• Data records:
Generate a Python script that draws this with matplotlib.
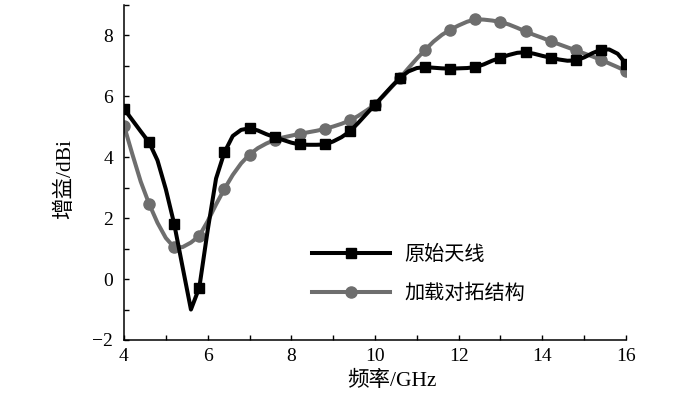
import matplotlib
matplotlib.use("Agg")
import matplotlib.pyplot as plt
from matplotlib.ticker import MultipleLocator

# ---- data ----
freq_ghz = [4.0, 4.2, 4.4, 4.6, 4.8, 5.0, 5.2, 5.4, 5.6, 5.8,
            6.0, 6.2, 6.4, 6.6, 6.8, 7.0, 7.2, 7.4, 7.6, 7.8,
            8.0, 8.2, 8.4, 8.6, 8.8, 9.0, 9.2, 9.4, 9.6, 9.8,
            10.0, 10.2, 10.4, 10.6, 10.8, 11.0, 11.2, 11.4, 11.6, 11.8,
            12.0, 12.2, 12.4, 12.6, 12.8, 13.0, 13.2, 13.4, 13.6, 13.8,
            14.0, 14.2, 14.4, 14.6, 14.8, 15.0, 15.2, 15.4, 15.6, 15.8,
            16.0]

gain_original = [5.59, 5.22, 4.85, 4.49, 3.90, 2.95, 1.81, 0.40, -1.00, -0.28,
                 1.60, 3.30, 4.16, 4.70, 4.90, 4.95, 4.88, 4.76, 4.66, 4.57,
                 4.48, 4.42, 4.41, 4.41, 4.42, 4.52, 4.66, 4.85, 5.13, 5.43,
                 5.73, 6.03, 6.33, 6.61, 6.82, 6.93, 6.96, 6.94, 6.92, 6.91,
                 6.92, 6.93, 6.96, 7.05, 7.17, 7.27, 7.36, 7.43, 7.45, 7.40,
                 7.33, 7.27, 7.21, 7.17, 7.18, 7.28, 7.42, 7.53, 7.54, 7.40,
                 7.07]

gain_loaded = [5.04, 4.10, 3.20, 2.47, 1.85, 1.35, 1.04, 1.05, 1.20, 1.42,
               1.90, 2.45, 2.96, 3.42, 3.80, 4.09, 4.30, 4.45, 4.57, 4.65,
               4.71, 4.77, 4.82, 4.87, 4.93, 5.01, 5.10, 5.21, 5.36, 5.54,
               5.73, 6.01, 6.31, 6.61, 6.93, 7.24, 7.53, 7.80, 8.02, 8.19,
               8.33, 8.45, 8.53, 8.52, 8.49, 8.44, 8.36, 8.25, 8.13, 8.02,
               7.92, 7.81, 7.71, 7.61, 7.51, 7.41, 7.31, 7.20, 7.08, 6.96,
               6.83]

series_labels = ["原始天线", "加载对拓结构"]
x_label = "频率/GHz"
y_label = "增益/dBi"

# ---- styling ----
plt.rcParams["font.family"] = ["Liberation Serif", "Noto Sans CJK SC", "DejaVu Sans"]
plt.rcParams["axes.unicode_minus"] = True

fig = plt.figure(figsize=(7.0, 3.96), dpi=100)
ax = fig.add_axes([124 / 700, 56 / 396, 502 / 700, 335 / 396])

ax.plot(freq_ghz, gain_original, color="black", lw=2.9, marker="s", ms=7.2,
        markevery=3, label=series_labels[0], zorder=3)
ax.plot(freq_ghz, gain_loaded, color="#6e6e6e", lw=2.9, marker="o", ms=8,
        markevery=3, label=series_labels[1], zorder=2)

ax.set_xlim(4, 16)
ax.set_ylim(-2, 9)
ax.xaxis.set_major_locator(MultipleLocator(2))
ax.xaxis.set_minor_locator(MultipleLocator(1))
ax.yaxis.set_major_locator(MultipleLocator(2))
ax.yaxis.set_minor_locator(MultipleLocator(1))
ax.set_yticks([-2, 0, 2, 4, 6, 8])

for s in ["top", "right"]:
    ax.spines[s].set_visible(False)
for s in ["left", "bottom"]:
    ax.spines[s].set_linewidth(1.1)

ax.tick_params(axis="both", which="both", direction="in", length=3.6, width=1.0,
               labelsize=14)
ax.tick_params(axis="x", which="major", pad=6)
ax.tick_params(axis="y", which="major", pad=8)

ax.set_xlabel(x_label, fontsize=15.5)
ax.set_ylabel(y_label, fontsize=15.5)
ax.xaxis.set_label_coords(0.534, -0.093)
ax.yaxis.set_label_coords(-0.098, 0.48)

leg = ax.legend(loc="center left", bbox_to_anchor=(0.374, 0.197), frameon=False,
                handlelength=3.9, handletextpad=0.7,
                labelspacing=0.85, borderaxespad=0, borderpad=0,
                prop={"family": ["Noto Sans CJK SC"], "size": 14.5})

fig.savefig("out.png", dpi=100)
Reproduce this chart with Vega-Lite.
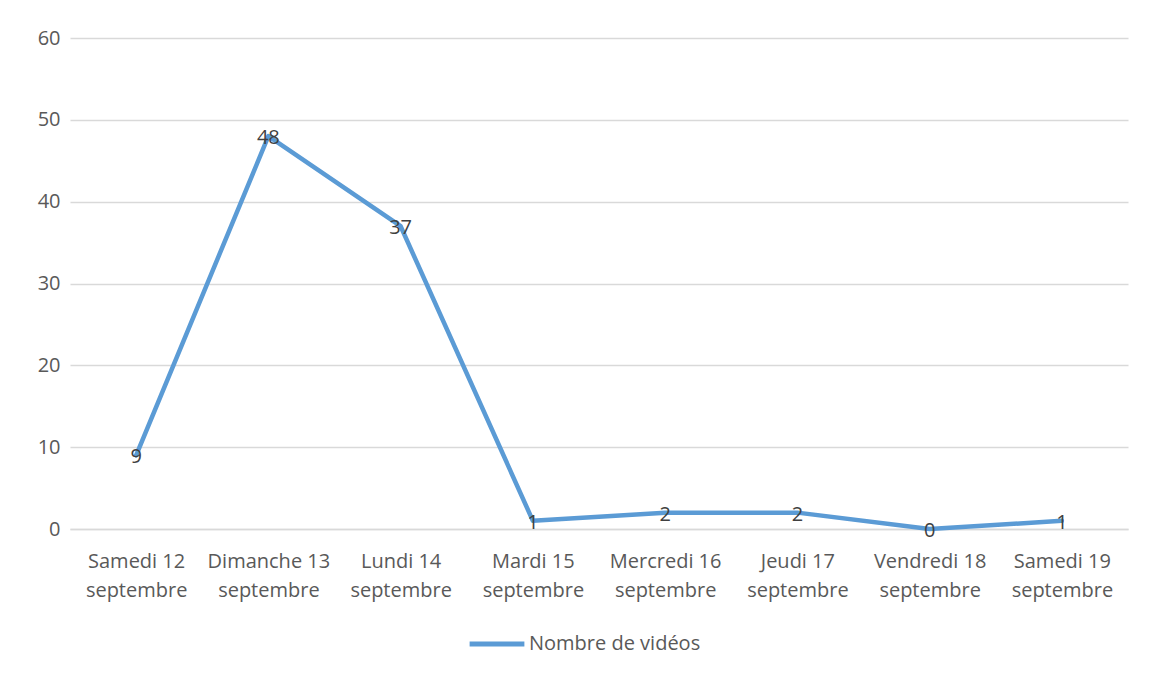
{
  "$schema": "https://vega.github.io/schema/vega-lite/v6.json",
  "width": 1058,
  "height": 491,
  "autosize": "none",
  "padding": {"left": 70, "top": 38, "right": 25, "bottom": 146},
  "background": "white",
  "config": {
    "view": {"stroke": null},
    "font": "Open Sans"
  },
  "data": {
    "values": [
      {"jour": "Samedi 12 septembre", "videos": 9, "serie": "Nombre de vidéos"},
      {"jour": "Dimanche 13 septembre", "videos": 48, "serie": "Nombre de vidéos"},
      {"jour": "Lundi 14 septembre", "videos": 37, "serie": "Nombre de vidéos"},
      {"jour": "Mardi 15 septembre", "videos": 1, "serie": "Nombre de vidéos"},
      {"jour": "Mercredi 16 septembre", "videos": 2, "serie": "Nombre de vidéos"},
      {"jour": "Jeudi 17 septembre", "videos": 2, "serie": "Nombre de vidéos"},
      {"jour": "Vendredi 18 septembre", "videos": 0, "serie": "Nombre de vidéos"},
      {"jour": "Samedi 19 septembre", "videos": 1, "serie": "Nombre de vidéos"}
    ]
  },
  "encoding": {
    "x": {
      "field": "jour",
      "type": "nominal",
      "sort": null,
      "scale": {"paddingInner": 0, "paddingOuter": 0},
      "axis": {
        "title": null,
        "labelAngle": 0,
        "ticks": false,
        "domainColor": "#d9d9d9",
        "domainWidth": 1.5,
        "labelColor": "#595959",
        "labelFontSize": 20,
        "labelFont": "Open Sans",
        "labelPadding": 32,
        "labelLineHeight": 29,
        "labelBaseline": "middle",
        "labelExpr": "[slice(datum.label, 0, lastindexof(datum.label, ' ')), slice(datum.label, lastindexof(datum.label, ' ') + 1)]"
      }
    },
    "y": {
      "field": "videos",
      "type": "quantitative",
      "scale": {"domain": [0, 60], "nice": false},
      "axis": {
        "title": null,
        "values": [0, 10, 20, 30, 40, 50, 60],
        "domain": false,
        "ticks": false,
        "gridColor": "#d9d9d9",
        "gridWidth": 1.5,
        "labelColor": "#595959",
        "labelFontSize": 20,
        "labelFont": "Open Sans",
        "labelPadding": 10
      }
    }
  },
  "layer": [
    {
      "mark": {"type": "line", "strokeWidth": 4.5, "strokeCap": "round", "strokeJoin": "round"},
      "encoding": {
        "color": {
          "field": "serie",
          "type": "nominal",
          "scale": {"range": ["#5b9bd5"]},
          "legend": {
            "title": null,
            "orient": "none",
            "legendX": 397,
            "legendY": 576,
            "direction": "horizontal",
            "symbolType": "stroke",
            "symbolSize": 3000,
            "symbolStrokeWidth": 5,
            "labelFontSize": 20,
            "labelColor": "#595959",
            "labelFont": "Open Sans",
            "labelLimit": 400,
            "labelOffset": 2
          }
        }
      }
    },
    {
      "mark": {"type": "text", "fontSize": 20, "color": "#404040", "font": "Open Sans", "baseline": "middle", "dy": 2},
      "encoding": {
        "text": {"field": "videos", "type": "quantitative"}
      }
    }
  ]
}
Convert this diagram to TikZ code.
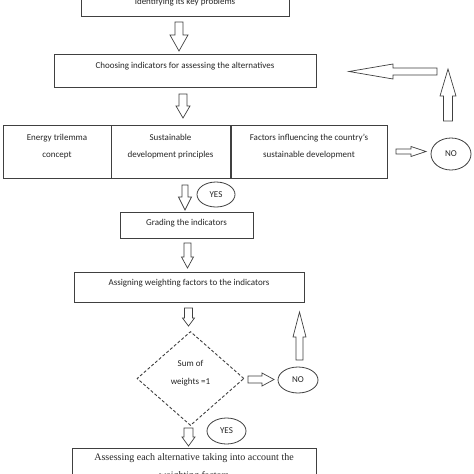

• Stated problem: Give back exactly the lines from the top of the records to the line containing "from matplotlib.ticker import MultipleLocator", both included, and no pictures.

• The response:
Generate a Python script that draws this with matplotlib.
import matplotlib
matplotlib.use("Agg")
import matplotlib.pyplot as plt
from matplotlib.ticker import MultipleLocator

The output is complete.